> SET PROBLEM
Write out the records that appear below, verbatim and complete, but without pictures.

==================================================

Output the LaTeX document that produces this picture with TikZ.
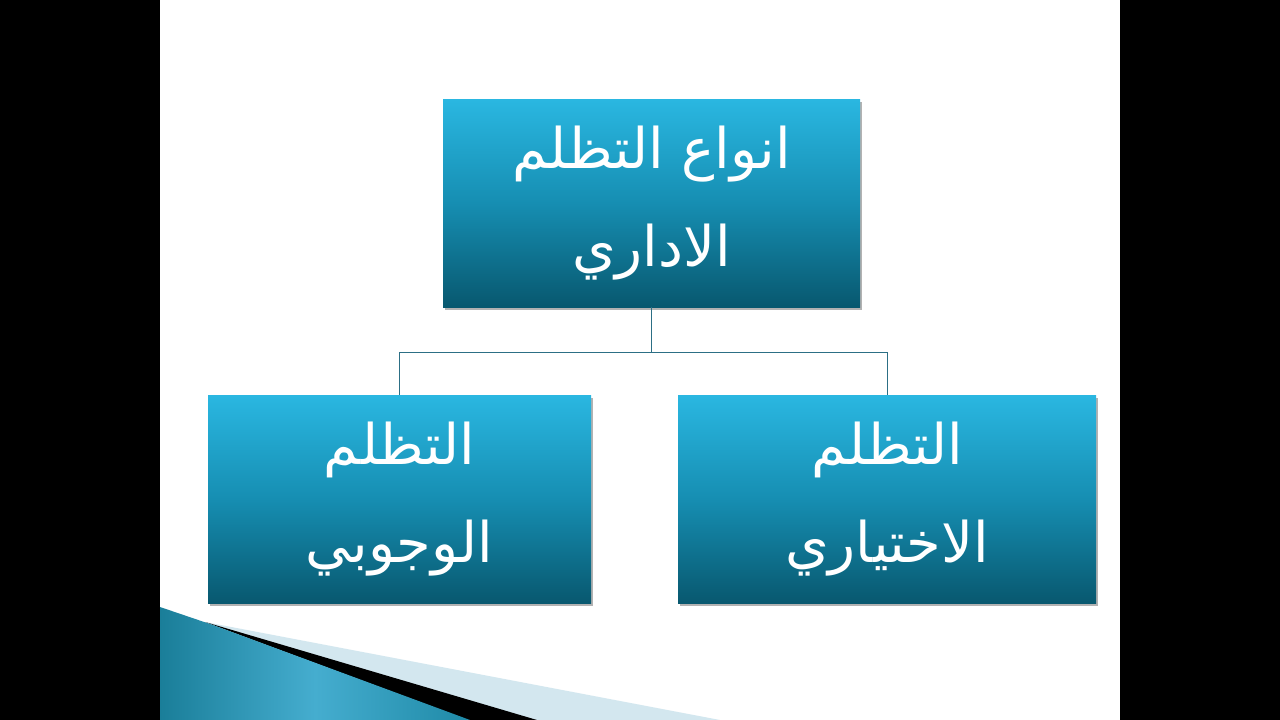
\documentclass[tikz,border=0pt]{standalone}
\usepackage{fontspec}
\newfontfamily\arabicfont[Script=Arabic]{DejaVu Sans}
\TeXXeTstate=1
\usetikzlibrary{shadows}
\definecolor{boxtop}{HTML}{2AB7E1}
\definecolor{boxmid}{HTML}{168EB2}
\definecolor{boxbot}{HTML}{08586F}
\definecolor{linec}{HTML}{2C6F85}
\definecolor{tealA}{HTML}{1A7E99}
\definecolor{tealB}{HTML}{45ADCF}
\definecolor{tealC}{HTML}{1F8AA7}
\definecolor{paleblue}{HTML}{D3E7EF}
\tikzset{
  orgbox/.style={rectangle, top color=boxtop, bottom color=boxbot, middle color=boxmid,
    draw=none, text=white, align=center, inner sep=0pt,
    drop shadow={shadow xshift=1.5pt, shadow yshift=-3pt, opacity=0.3, fill=black},
    font=\arabicfont\fontsize{56}{98}\selectfont},
  conn/.style={draw=linec, line width=1pt}
}
\begin{document}
\begin{tikzpicture}[x={(1pt,0pt)}, y={(0pt,-1pt)}]
\useasboundingbox (0,0) rectangle (1280,720);
\fill[white] (160,0) rectangle (1120,720);
\fill[black] (0,0) rectangle (160,720);
\fill[black] (1120,0) rectangle (1280,720);
% bottom-left decoration
\fill[paleblue] (205,622) -- (720,720) -- (530,720) -- cycle;
\fill[black] (205,622) -- (537,720) -- (468,720) -- cycle;
\shade[left color=tealA, right color=tealC, middle color=tealB]
  (160,607) -- (213,625) -- (470,720) -- (160,720) -- cycle;
% boxes
\node[orgbox, minimum width=417, minimum height=208] (top) at (651.5,203)
  {\beginR انواع التظلم\endR\\\beginR الاداري\endR};
\node[orgbox, minimum width=383, minimum height=208] (left) at (399.5,499)
  {\beginR التظلم\endR\\\beginR الوجوبي\endR};
\node[orgbox, minimum width=418, minimum height=208] (right) at (887,499)
  {\beginR التظلم\endR\\\beginR الاختياري\endR};
% connectors
\coordinate (mid) at (651.5,352);
\draw[conn] (top.south) -- (mid);
\draw[conn] (mid) -| (left.north);
\draw[conn] (mid) -| (right.north);
\end{tikzpicture}
\end{document}
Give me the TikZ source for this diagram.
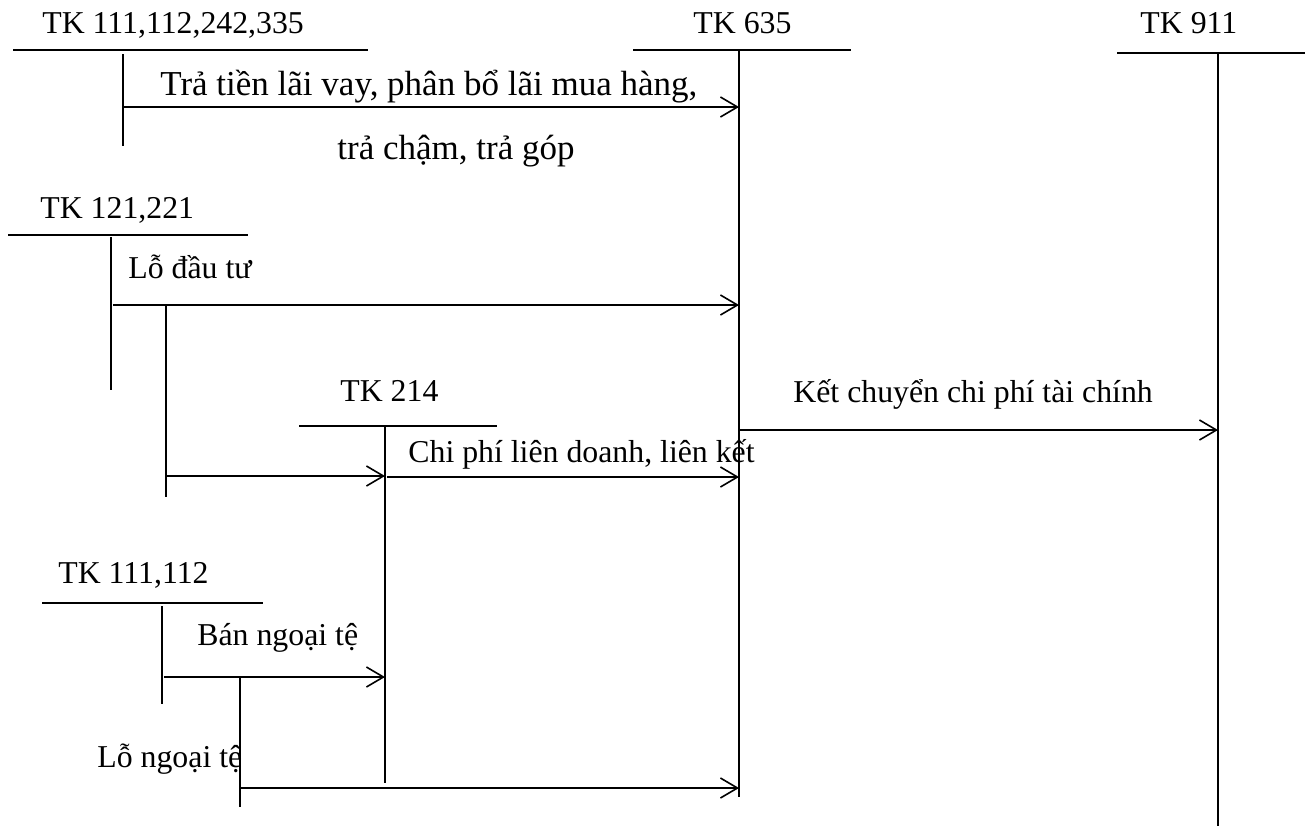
\documentclass[tikz,border=0pt]{standalone}
\usepackage{fontspec}
\setmainfont{Liberation Serif}
\usetikzlibrary{arrows.meta}
\begin{document}
\begin{tikzpicture}[
            x=0.5pt, y=-0.5pt,
            acct/.style={
                    anchor=base west,
                    inner sep=0pt,
                    font=\fontsize{15.9}{18}\selectfont
                },
            note/.style={
                    anchor=base west,
                    inner sep=0pt,
                    font=\fontsize{15.9}{18}\selectfont
                },
            bignote/.style={
                    note,
                    font=\fontsize{17.5}{20}\selectfont
                },
            ledger/.style={
                    line width=0.75pt
                },
            post/.style={
                    -{Straight Barb[length=8.5pt,width=10pt,line width=0.8pt]},
                    line width=0.95pt
                }
        ]
        \useasboundingbox (0,0) rectangle (1309,826);

        % account titles
        \node[acct] (tk111a) at (42, 33) {TK 111,112,242,335};
        \node[acct] (tk635) at (693, 33) {TK 635};
        \node[acct] (tk911) at (1140, 33) {TK 911};
        \node[acct] (tk121) at (40, 218) {TK 121,221};
        \node[acct] (tk214) at (340, 401) {TK 214};
        \node[acct] (tk111b) at (58, 583) {TK 111,112};

        % T-account lines
        \coordinate (s111at) at (123, 54);  \coordinate (s111ab) at (123, 146);
        \coordinate (s635t) at (739, 50);   \coordinate (s635b) at (739, 797);
        \coordinate (s911t) at (1218, 53);  \coordinate (s911b) at (1218, 826);
        \coordinate (s121t) at (111, 237);  \coordinate (s121b) at (111, 390);
        \coordinate (s214t) at (385, 426);  \coordinate (s214b) at (385, 783);
        \coordinate (s111bt) at (162, 606); \coordinate (s111bb) at (162, 704);

        \draw[ledger] (13, 50) -- (368, 50);
        \draw[ledger] (633, 50) -- (851, 50);
        \draw[ledger] (1117, 53) -- (1305, 53);
        \draw[ledger] (8, 235) -- (248, 235);
        \draw[ledger] (299, 426) -- (497, 426);
        \draw[ledger] (42, 603) -- (263, 603);

        \draw[ledger] (s111at) -- (s111ab);
        \draw[ledger] (s635t) -- (s635b);
        \draw[ledger] (s911t) -- (s911b);
        \draw[ledger] (s121t) -- (s121b);
        \draw[ledger] (s214t) -- (s214b);
        \draw[ledger] (s111bt) -- (s111bb);

        % arrow starts
        \coordinate (laivay) at (123, 107);
        \coordinate (loddt) at (113, 305);
        \coordinate (lienk) at (166, 476);
        \coordinate (chiphi) at (387, 477);
        \coordinate (ketch) at (739, 430);
        \coordinate (banngt) at (164, 677);
        \coordinate (longt) at (241, 788);

        % extra stems
        \draw[ledger] (loddt -| lienk) -- (166, 497);
        \draw[ledger] (240, 677) -- (240, 807);

        \draw[post] (laivay) -- (laivay -| s635t);
        \draw[post] (loddt) -- (loddt -| s635t);
        \draw[post] (lienk) -- (lienk -| s214t);
        \draw[post] (chiphi) -- (chiphi -| s635t);
        \draw[post] (ketch) -- (ketch -| s911t);
        \draw[post] (banngt) -- (banngt -| s214t);
        \draw[post] (longt) -- (longt -| s635t);

        % entry texts
        \node[bignote] (txlai) at (160, 95) {Trả tiền lãi vay, phân bổ lãi mua hàng,};
        \node[bignote] (txcham) at (337, 159) {trả chậm, trả góp};
        \node[note] (txlodt) at (128, 278) {Lỗ đầu tư};
        \node[note] (txlienk) at (408, 462) {Chi phí liên doanh, liên kết};
        \node[note] (txketch) at (793, 402) {Kết chuyển chi phí tài chính};
        \node[note] (txban) at (197, 645) {Bán ngoại tệ};
        \node[note] (txlongt) at (97, 767) {Lỗ ngoại tệ};

    \end{tikzpicture}
\end{document}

==================================================

> FULL SOLUTION
Output the LaTeX document that produces this picture with TikZ.
\documentclass[tikz,border=0pt]{standalone}
\usepackage{fontspec}
\newfontfamily\arabicfont[Script=Arabic]{DejaVu Sans}
\TeXXeTstate=1
\usetikzlibrary{shadows}
\definecolor{boxtop}{HTML}{2AB7E1}
\definecolor{boxmid}{HTML}{168EB2}
\definecolor{boxbot}{HTML}{08586F}
\definecolor{linec}{HTML}{2C6F85}
\definecolor{tealA}{HTML}{1A7E99}
\definecolor{tealB}{HTML}{45ADCF}
\definecolor{tealC}{HTML}{1F8AA7}
\definecolor{paleblue}{HTML}{D3E7EF}
\tikzset{
  orgbox/.style={rectangle, top color=boxtop, bottom color=boxbot, middle color=boxmid,
    draw=none, text=white, align=center, inner sep=0pt,
    drop shadow={shadow xshift=1.5pt, shadow yshift=-3pt, opacity=0.3, fill=black},
    font=\arabicfont\fontsize{56}{98}\selectfont},
  conn/.style={draw=linec, line width=1pt}
}
\begin{document}
\begin{tikzpicture}[x={(1pt,0pt)}, y={(0pt,-1pt)}]
\useasboundingbox (0,0) rectangle (1280,720);
\fill[white] (160,0) rectangle (1120,720);
\fill[black] (0,0) rectangle (160,720);
\fill[black] (1120,0) rectangle (1280,720);
% bottom-left decoration
\fill[paleblue] (205,622) -- (720,720) -- (530,720) -- cycle;
\fill[black] (205,622) -- (537,720) -- (468,720) -- cycle;
\shade[left color=tealA, right color=tealC, middle color=tealB]
  (160,607) -- (213,625) -- (470,720) -- (160,720) -- cycle;
% boxes
\node[orgbox, minimum width=417, minimum height=208] (top) at (651.5,203)
  {\beginR انواع التظلم\endR\\\beginR الاداري\endR};
\node[orgbox, minimum width=383, minimum height=208] (left) at (399.5,499)
  {\beginR التظلم\endR\\\beginR الوجوبي\endR};
\node[orgbox, minimum width=418, minimum height=208] (right) at (887,499)
  {\beginR التظلم\endR\\\beginR الاختياري\endR};
% connectors
\coordinate (mid) at (651.5,352);
\draw[conn] (top.south) -- (mid);
\draw[conn] (mid) -| (left.north);
\draw[conn] (mid) -| (right.north);
\end{tikzpicture}
\end{document}
Give me the TikZ source for this diagram.
\documentclass[tikz,border=0pt]{standalone}
\usepackage{fontspec}
\setmainfont{Liberation Serif}
\usetikzlibrary{arrows.meta}
\begin{document}
\begin{tikzpicture}[
            x=0.5pt, y=-0.5pt,
            acct/.style={
                    anchor=base west,
                    inner sep=0pt,
                    font=\fontsize{15.9}{18}\selectfont
                },
            note/.style={
                    anchor=base west,
                    inner sep=0pt,
                    font=\fontsize{15.9}{18}\selectfont
                },
            bignote/.style={
                    note,
                    font=\fontsize{17.5}{20}\selectfont
                },
            ledger/.style={
                    line width=0.75pt
                },
            post/.style={
                    -{Straight Barb[length=8.5pt,width=10pt,line width=0.8pt]},
                    line width=0.95pt
                }
        ]
        \useasboundingbox (0,0) rectangle (1309,826);

        % account titles
        \node[acct] (tk111a) at (42, 33) {TK 111,112,242,335};
        \node[acct] (tk635) at (693, 33) {TK 635};
        \node[acct] (tk911) at (1140, 33) {TK 911};
        \node[acct] (tk121) at (40, 218) {TK 121,221};
        \node[acct] (tk214) at (340, 401) {TK 214};
        \node[acct] (tk111b) at (58, 583) {TK 111,112};

        % T-account lines
        \coordinate (s111at) at (123, 54);  \coordinate (s111ab) at (123, 146);
        \coordinate (s635t) at (739, 50);   \coordinate (s635b) at (739, 797);
        \coordinate (s911t) at (1218, 53);  \coordinate (s911b) at (1218, 826);
        \coordinate (s121t) at (111, 237);  \coordinate (s121b) at (111, 390);
        \coordinate (s214t) at (385, 426);  \coordinate (s214b) at (385, 783);
        \coordinate (s111bt) at (162, 606); \coordinate (s111bb) at (162, 704);

        \draw[ledger] (13, 50) -- (368, 50);
        \draw[ledger] (633, 50) -- (851, 50);
        \draw[ledger] (1117, 53) -- (1305, 53);
        \draw[ledger] (8, 235) -- (248, 235);
        \draw[ledger] (299, 426) -- (497, 426);
        \draw[ledger] (42, 603) -- (263, 603);

        \draw[ledger] (s111at) -- (s111ab);
        \draw[ledger] (s635t) -- (s635b);
        \draw[ledger] (s911t) -- (s911b);
        \draw[ledger] (s121t) -- (s121b);
        \draw[ledger] (s214t) -- (s214b);
        \draw[ledger] (s111bt) -- (s111bb);

        % arrow starts
        \coordinate (laivay) at (123, 107);
        \coordinate (loddt) at (113, 305);
        \coordinate (lienk) at (166, 476);
        \coordinate (chiphi) at (387, 477);
        \coordinate (ketch) at (739, 430);
        \coordinate (banngt) at (164, 677);
        \coordinate (longt) at (241, 788);

        % extra stems
        \draw[ledger] (loddt -| lienk) -- (166, 497);
        \draw[ledger] (240, 677) -- (240, 807);

        \draw[post] (laivay) -- (laivay -| s635t);
        \draw[post] (loddt) -- (loddt -| s635t);
        \draw[post] (lienk) -- (lienk -| s214t);
        \draw[post] (chiphi) -- (chiphi -| s635t);
        \draw[post] (ketch) -- (ketch -| s911t);
        \draw[post] (banngt) -- (banngt -| s214t);
        \draw[post] (longt) -- (longt -| s635t);

        % entry texts
        \node[bignote] (txlai) at (160, 95) {Trả tiền lãi vay, phân bổ lãi mua hàng,};
        \node[bignote] (txcham) at (337, 159) {trả chậm, trả góp};
        \node[note] (txlodt) at (128, 278) {Lỗ đầu tư};
        \node[note] (txlienk) at (408, 462) {Chi phí liên doanh, liên kết};
        \node[note] (txketch) at (793, 402) {Kết chuyển chi phí tài chính};
        \node[note] (txban) at (197, 645) {Bán ngoại tệ};
        \node[note] (txlongt) at (97, 767) {Lỗ ngoại tệ};

    \end{tikzpicture}
\end{document}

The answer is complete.